## Instructions to follow:
Include the line containing "from bokeh.resources import INLINE" and all lines before it, repeated exactly from the listing below, without pictures.

========

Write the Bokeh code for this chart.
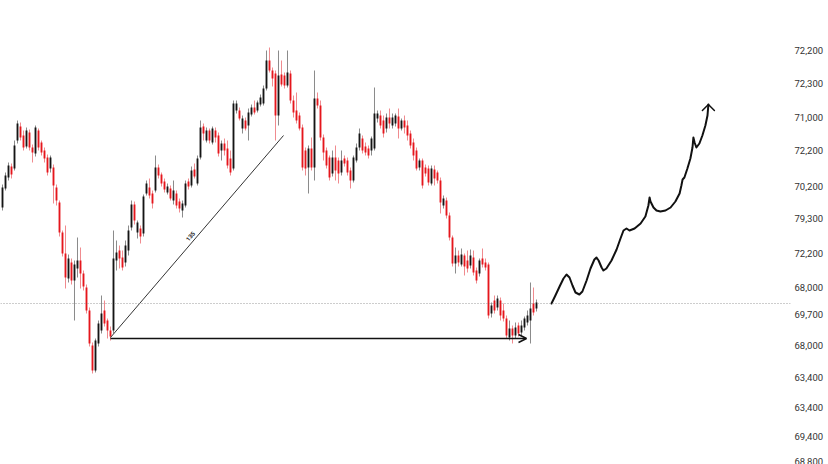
from bokeh.plotting import figure
from bokeh.models import Range1d, FixedTicker, Span, Arrow, OpenHead
from bokeh.core.properties import value
from bokeh.embed import file_html
from bokeh.resources import INLINE

# ---------------- data ----------------
open_ = [72930, 73120, 73230, 73340, 73320, 73600, 73740, 73650, 73540, 73680,
         73530, 73470, 73700, 73580, 73500, 73430, 73320, 73330, 73130, 72980,
         72680, 72470, 72220, 72380, 72200, 72320, 72400, 72270, 72130, 71900,
         71550, 71300, 71570, 71700, 71900, 71800, 71700, 71700, 72400, 72500,
         72430, 72380, 72500, 72730, 72960, 72680, 72720, 72670, 73070, 73130,
         73070, 73100, 73330, 73260, 73190, 73080, 73120, 73000, 73070, 72990,
         72900, 72950, 73190, 73150, 73310, 73170, 73430, 73740, 73600, 73700,
         73580, 73700, 73650, 73500, 73570, 73520, 73420, 73320, 73900, 73900,
         73720, 73800, 73750, 73860, 73930, 73900, 73960, 73970, 74120, 74400,
         74300, 74270, 73850, 74260, 74250, 74150, 74270, 74000, 73900, 73850,
         73730, 73500, 73330, 73520, 73330, 74020, 73950, 73630, 73500, 73430,
         73270, 73430, 73400, 73280, 73420, 73400, 73300, 73200, 73400, 73530,
         73620, 73540, 73520, 73500, 73520, 73820, 73850, 73800, 73720, 73830,
         73750, 73770, 73840, 73720, 73800, 73750, 73670, 73580, 73500, 73330,
         73400, 73330, 73320, 73170, 73310, 73280, 73200, 72950, 73000, 72850,
         72630, 72370, 72450, 72360, 72450, 72400, 72350, 72430, 72300, 72270,
         72420, 72380, 72360, 71870, 72000, 71930, 72000, 71900, 71820, 71630,
         71720, 71650, 71750, 71680, 71730, 71780, 71800, 71970, 71920]
close = [73130, 73250, 73350, 73260, 73550, 73770, 73630, 73530, 73700, 73530,
         73480, 73730, 73530, 73480, 73420, 73280, 73430, 73150, 73000, 72680,
         72470, 72230, 72420, 72200, 72360, 72400, 72270, 72140, 71900, 71570,
         71300, 71600, 71770, 71870, 71770, 71700, 71640, 72420, 72480, 72420,
         72330, 72550, 72700, 72960, 72800, 72780, 72640, 73040, 73170, 73050,
         72970, 73330, 73250, 73170, 73110, 73140, 73020, 73100, 72950, 72920,
         72970, 73170, 73140, 73300, 73240, 73420, 73730, 73670, 73700, 73600,
         73720, 73630, 73470, 73570, 73500, 73350, 73280, 73970, 73970, 73820,
         73820, 73720, 73880, 73930, 73880, 73980, 74030, 74120, 74400, 74300,
         74220, 73850, 74250, 74160, 74150, 74280, 74000, 73880, 73800, 73720,
         73330, 73320, 73520, 73330, 74020, 73950, 73630, 73480, 73350, 73230,
         73430, 73300, 73270, 73400, 73370, 73280, 73200, 73430, 73530, 73670,
         73500, 73480, 73450, 73620, 73870, 73870, 73750, 73670, 73830, 73770,
         73830, 73850, 73720, 73800, 73730, 73650, 73550, 73450, 73320, 73400,
         73150, 73270, 73180, 73320, 73220, 73200, 72980, 73020, 72850, 72630,
         72370, 72450, 72380, 72460, 72340, 72320, 72450, 72280, 72200, 72400,
         72360, 72330, 71850, 71950, 71900, 72020, 71850, 71820, 71650, 71720,
         71650, 71730, 71670, 71750, 71820, 71850, 71920, 71880, 71980]
high = [73160, 73280, 73380, 73370, 73600, 73800, 73780, 73700, 73730, 73710,
        73560, 73750, 73720, 73600, 73530, 73460, 73450, 73360, 73160, 73000,
        72700, 72750, 72460, 72420, 72400, 72630, 72530, 72300, 72160, 71930,
        71580, 71620, 71800, 72050, 72000, 71820, 71740, 72700, 72600, 72550,
        72500, 72600, 72750, 73000, 72990, 72800, 72750, 73060, 73200, 73220,
        73100, 73450, 73360, 73280, 73220, 73170, 73150, 73200, 73100, 73020,
        73000, 73200, 73220, 73340, 73370, 73450, 73800, 73770, 73730, 73720,
        73740, 73730, 73680, 73600, 73620, 73600, 73500, 74000, 74000, 73930,
        73850, 73830, 73920, 73960, 74000, 74000, 74060, 74150, 74500, 74530,
        74330, 74300, 74500, 74400, 74280, 74500, 74300, 74050, 74080, 73880,
        73760, 73530, 73550, 73630, 74300, 74080, 74000, 73660, 73530, 73450,
        73500, 73550, 73430, 73500, 73450, 73430, 73330, 73450, 73570, 73720,
        73650, 73580, 73550, 73640, 74130, 73900, 73900, 73850, 73870, 73920,
        73870, 73870, 73920, 73820, 73850, 73800, 73700, 73620, 73530, 73420,
        73420, 73360, 73350, 73350, 73350, 73300, 73230, 73050, 73030, 72880,
        72650, 72530, 72500, 72520, 72470, 72500, 72510, 72500, 72330, 72420,
        72520, 72420, 72380, 71980, 72050, 72050, 72030, 71970, 71850, 71800,
        71750, 71780, 71780, 71800, 71840, 71900, 72180, 72130, 72010]
low = [72900, 73100, 73200, 73220, 73300, 73570, 73600, 73500, 73520, 73500,
       73380, 73440, 73500, 73450, 73380, 73250, 73280, 72970, 72950, 72640,
       72440, 72120, 72180, 72160, 71800, 72230, 72120, 72100, 71870, 71540,
       71270, 71280, 71540, 71670, 71740, 71620, 71600, 71670, 72300, 72320,
       72300, 72340, 72450, 72700, 72760, 72620, 72570, 72640, 73050, 73020,
       72920, 73080, 73220, 73140, 73080, 73060, 73000, 72960, 72920, 72880,
       72830, 72930, 73110, 73130, 73220, 73150, 73410, 73600, 73580, 73570,
       73560, 73580, 73440, 73400, 73450, 73320, 73250, 73300, 73870, 73800,
       73670, 73700, 73600, 73840, 73860, 73880, 73940, 73950, 74100, 74280,
       74140, 73600, 73750, 74140, 74120, 74130, 73970, 73830, 73770, 73700,
       73300, 73250, 73070, 73300, 73200, 73920, 73600, 73400, 73320, 73200,
       73240, 73200, 73170, 73250, 73340, 73250, 73120, 73180, 73380, 73500,
       73470, 73450, 73420, 73450, 73500, 73780, 73720, 73630, 73680, 73720,
       73720, 73740, 73620, 73700, 73670, 73600, 73520, 73400, 73300, 73300,
       73120, 73240, 73150, 73150, 73150, 73170, 72870, 72920, 72820, 72600,
       72340, 72270, 72340, 72340, 72250, 72280, 72320, 72250, 72170, 72240,
       72330, 72300, 71820, 71830, 71870, 71900, 71800, 71790, 71620, 71600,
       71570, 71620, 71640, 71650, 71700, 71750, 71570, 71850, 71890]

tick_values = [74500, 74170, 73830, 73500, 73140, 72820, 72470, 72130,
               71860, 71550, 71230, 70930, 70640, 70370]
tick_labels = ["72,200", "72,300", "71,000", "72,200", "70,200", "79,300", "72,200",
               "68,000", "69,700", "68,000", "63,400", "63,400", "69,400", "68,800"]

level_price = 71970          # dotted horizontal level
range_bar = [36, 174.67]     # horizontal measured arrow (bar index)
range_price = 71620
diag_x = [36, 93.67]         # diagonal measuring line
diag_y = [71630, 73650]
diag_label = "135"
diag_label_x = 62.7
diag_label_y = 72640

path_x = [183.0, 184.3, 185.7, 187.0, 188.0, 189.0, 190.0, 191.0, 192.3, 193.3,
          194.7, 196.0, 197.3, 198.0, 198.7, 199.7, 200.3, 201.3, 203.0, 204.7,
          206.0, 207.0, 208.0, 209.0, 210.7, 212.7, 214.3, 215.3, 215.7, 216.0,
          217.0, 218.0, 219.3, 221.0, 222.7, 224.3, 225.7, 226.3, 226.7, 227.3,
          228.3, 229.3, 230.0, 230.3, 230.7, 231.3, 232.3, 233.3, 234.3, 235.0, 235.3]
path_y = [71970, 72050, 72140, 72220, 72260, 72230, 72150, 72080, 72060, 72090,
          72200, 72320, 72410, 72430, 72400, 72330, 72300, 72320, 72400, 72510,
          72620, 72700, 72720, 72700, 72720, 72770, 72840, 72950, 73030, 72990,
          72930, 72900, 72890, 72900, 72930, 72990, 73070, 73150, 73210, 73230,
          73320, 73420, 73530, 73630, 73580, 73530, 73570, 73650, 73750, 73850, 73960]
head_x = [233.3, 235.3, 237.3]
head_y = [73900, 73960, 73900]

# ---------------- figure ----------------
idx = list(range(len(close)))
is_up = [c >= o for o, c in zip(open_, close)]
tops = [max(o, c) for o, c in zip(open_, close)]
bots = [min(o, c) for o, c in zip(open_, close)]
body_col = ["#151515" if u else "#e5161c" for u in is_up]
wick_col = ["#8a8a8a" if u else "#f08a8e" for u in is_up]

p = figure(frame_width=790, frame_height=464,
           x_range=Range1d(-0.667, 262.67), y_range=Range1d(70360, 75000),
           output_backend="svg", toolbar_location=None,
           x_axis_location=None, y_axis_location="right",
           min_border_left=0, min_border_top=0, min_border_bottom=0, min_border_right=0,
           background_fill_color="white", border_fill_color="white")
p.outline_line_color = None
p.xgrid.visible = False
p.ygrid.visible = False

ax = p.yaxis[0]
ax.ticker = FixedTicker(ticks=tick_values)
ax.major_label_overrides = {v: l for v, l in zip(tick_values, tick_labels)}
ax.axis_line_color = None
ax.major_tick_line_color = None
ax.minor_tick_line_color = None
ax.major_tick_out = 0
ax.major_tick_in = 0
ax.major_label_standoff = 4
ax.major_label_text_font = "Roboto"
ax.major_label_text_font_size = "9.5px"
ax.major_label_text_color = "#333333"

p.add_layout(Span(location=level_price, dimension="width", line_color="#9a9a9a",
                  line_dash="1 2", line_width=1))

p.segment(x0=idx, y0=low, x1=idx, y1=high, line_color=wick_col, line_width=1)
p.vbar(x=idx, width=0.62, top=tops, bottom=bots, fill_color=body_col, line_color=None)

p.line(diag_x, diag_y, line_color="#333333", line_width=1)
p.text(x=[diag_label_x], y=[diag_label_y], text=[diag_label], angle=0.862,
       text_font=value("Roboto"), text_font_size="6px", text_font_style="bold",
       text_align="center", text_baseline="middle", text_color="#222222")

p.add_layout(Arrow(end=OpenHead(size=8, line_width=1.5, line_color="#111111"),
                   x_start=range_bar[0], y_start=range_price,
                   x_end=range_bar[1], y_end=range_price,
                   line_color="#111111", line_width=1.5))

p.line(path_x, path_y, line_color="#111111", line_width=2, line_join="round", line_cap="round")
p.line(head_x, head_y, line_color="#111111", line_width=1.5, line_join="round", line_cap="round")

open("out.html", "w").write(file_html(p, INLINE))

========

## Written answer:
Write the Bokeh code for this chart.
from bokeh.plotting import figure
from bokeh.models import Range1d, FixedTicker, Span, Arrow, OpenHead
from bokeh.core.properties import value
from bokeh.embed import file_html
from bokeh.resources import INLINE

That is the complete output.